_TASK DETAILS_: Starting at the line with "Rebuild this chart" and stopping at the line with "1, 1, 0, 1, 0]", repeat each line exactly. Include both and omit the rest.

* start DATA IN THIS EXERCISE *

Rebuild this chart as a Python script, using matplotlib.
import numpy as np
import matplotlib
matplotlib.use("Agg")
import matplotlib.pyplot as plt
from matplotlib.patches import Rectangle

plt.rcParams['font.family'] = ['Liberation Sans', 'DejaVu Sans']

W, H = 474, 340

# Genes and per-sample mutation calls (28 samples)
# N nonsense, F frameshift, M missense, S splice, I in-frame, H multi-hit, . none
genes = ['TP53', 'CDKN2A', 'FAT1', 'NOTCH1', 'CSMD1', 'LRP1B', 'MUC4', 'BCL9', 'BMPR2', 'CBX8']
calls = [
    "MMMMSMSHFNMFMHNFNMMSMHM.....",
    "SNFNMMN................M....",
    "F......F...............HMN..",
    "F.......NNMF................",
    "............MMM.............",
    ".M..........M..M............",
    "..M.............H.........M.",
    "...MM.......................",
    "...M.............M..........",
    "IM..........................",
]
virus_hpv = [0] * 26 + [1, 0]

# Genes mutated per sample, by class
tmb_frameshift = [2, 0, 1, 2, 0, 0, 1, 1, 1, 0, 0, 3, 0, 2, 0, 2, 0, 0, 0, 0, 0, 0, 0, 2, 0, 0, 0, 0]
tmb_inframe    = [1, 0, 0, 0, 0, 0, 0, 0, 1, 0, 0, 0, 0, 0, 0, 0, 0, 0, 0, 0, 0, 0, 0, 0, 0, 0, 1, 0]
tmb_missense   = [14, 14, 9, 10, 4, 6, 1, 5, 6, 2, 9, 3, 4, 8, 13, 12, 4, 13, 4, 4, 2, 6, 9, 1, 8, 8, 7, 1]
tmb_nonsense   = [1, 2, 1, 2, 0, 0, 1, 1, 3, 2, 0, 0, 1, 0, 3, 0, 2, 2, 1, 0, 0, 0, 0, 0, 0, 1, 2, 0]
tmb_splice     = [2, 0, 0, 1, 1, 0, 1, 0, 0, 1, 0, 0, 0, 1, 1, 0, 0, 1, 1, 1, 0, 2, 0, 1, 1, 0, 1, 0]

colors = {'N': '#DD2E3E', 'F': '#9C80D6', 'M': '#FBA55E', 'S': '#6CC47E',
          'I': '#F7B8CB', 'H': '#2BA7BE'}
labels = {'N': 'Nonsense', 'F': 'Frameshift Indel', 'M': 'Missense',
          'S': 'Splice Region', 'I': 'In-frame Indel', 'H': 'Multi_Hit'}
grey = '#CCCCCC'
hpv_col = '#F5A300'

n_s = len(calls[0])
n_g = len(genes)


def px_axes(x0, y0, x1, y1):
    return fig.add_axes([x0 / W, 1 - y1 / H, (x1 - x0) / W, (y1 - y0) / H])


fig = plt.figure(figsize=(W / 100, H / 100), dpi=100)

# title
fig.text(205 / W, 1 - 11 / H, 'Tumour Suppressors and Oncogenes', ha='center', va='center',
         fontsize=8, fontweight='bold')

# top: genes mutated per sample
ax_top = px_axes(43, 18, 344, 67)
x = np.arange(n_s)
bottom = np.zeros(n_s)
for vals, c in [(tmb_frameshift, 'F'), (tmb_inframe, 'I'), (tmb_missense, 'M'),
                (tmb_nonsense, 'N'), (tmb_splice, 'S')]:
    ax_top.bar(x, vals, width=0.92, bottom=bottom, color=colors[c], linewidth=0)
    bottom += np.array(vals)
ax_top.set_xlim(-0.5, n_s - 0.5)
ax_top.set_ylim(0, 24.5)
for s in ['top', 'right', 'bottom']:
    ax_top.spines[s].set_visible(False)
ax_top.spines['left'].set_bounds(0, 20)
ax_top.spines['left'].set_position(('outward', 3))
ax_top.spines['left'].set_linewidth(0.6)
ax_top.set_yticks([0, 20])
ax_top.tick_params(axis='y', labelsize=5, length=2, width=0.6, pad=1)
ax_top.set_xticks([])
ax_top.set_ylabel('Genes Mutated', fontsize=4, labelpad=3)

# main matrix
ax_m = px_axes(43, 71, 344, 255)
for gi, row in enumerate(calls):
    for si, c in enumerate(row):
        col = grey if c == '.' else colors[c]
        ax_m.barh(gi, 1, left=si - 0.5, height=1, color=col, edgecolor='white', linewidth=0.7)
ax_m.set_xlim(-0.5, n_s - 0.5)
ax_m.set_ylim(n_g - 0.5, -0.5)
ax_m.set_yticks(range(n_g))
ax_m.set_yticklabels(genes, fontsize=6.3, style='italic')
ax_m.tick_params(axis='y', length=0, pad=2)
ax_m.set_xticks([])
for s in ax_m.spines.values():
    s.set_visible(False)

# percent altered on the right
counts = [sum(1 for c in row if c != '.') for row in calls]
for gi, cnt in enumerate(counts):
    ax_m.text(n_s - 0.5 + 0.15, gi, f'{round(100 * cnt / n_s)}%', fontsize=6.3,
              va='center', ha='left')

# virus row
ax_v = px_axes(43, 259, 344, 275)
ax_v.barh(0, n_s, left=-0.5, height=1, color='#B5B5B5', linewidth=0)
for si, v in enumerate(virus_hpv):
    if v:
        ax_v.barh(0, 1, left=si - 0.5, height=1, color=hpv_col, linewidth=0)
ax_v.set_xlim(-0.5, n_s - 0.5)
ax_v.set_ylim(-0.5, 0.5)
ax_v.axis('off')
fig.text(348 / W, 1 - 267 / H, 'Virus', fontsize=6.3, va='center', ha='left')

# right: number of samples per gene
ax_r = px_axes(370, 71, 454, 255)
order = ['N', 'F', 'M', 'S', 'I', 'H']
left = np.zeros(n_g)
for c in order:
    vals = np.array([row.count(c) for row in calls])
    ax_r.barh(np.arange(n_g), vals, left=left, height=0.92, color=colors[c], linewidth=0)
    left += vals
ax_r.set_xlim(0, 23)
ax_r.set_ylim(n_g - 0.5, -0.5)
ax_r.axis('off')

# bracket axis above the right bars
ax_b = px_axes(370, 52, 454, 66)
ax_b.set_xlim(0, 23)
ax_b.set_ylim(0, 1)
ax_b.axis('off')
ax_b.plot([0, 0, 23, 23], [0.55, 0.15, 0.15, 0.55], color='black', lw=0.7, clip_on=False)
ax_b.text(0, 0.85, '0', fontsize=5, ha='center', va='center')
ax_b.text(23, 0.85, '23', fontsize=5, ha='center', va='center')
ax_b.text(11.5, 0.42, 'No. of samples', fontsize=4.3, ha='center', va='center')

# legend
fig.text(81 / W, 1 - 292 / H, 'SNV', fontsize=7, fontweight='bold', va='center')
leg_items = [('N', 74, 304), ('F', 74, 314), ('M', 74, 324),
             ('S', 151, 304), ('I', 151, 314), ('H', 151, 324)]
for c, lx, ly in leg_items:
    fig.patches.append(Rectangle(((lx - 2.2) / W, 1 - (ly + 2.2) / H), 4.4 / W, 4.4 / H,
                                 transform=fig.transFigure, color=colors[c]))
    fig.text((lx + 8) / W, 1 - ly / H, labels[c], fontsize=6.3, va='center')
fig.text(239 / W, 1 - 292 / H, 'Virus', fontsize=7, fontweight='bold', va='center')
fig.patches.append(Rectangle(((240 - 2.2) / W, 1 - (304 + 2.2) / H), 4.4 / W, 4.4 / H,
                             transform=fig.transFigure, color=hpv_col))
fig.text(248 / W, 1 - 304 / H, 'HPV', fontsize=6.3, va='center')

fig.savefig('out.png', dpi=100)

* end DATA IN THIS EXERCISE *
* start DATA IN THIS EXERCISE *

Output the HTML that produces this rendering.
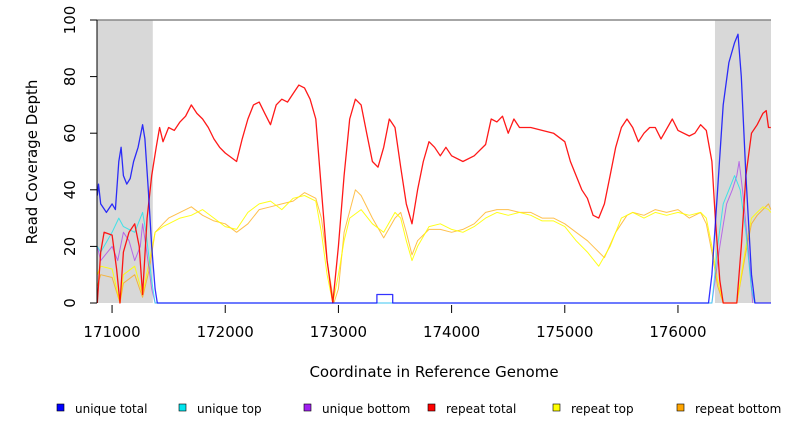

* end DATA IN THIS EXERCISE *

_FINISHED EXERCISE_:
Rebuild this chart as a Python script, using matplotlib.
import numpy as np
import matplotlib
matplotlib.use("Agg")
import matplotlib.pyplot as plt
from matplotlib.patches import Rectangle

plt.rcParams['font.family'] = ['Liberation Sans', 'DejaVu Sans']

W, H = 474, 340

# Genes and per-sample mutation calls (28 samples)
# N nonsense, F frameshift, M missense, S splice, I in-frame, H multi-hit, . none
genes = ['TP53', 'CDKN2A', 'FAT1', 'NOTCH1', 'CSMD1', 'LRP1B', 'MUC4', 'BCL9', 'BMPR2', 'CBX8']
calls = [
    "MMMMSMSHFNMFMHNFNMMSMHM.....",
    "SNFNMMN................M....",
    "F......F...............HMN..",
    "F.......NNMF................",
    "............MMM.............",
    ".M..........M..M............",
    "..M.............H.........M.",
    "...MM.......................",
    "...M.............M..........",
    "IM..........................",
]
virus_hpv = [0] * 26 + [1, 0]

# Genes mutated per sample, by class
tmb_frameshift = [2, 0, 1, 2, 0, 0, 1, 1, 1, 0, 0, 3, 0, 2, 0, 2, 0, 0, 0, 0, 0, 0, 0, 2, 0, 0, 0, 0]
tmb_inframe    = [1, 0, 0, 0, 0, 0, 0, 0, 1, 0, 0, 0, 0, 0, 0, 0, 0, 0, 0, 0, 0, 0, 0, 0, 0, 0, 1, 0]
tmb_missense   = [14, 14, 9, 10, 4, 6, 1, 5, 6, 2, 9, 3, 4, 8, 13, 12, 4, 13, 4, 4, 2, 6, 9, 1, 8, 8, 7, 1]
tmb_nonsense   = [1, 2, 1, 2, 0, 0, 1, 1, 3, 2, 0, 0, 1, 0, 3, 0, 2, 2, 1, 0, 0, 0, 0, 0, 0, 1, 2, 0]
tmb_splice     = [2, 0, 0, 1, 1, 0, 1, 0, 0, 1, 0, 0, 0, 1, 1, 0, 0, 1, 1, 1, 0, 2, 0, 1, 1, 0, 1, 0]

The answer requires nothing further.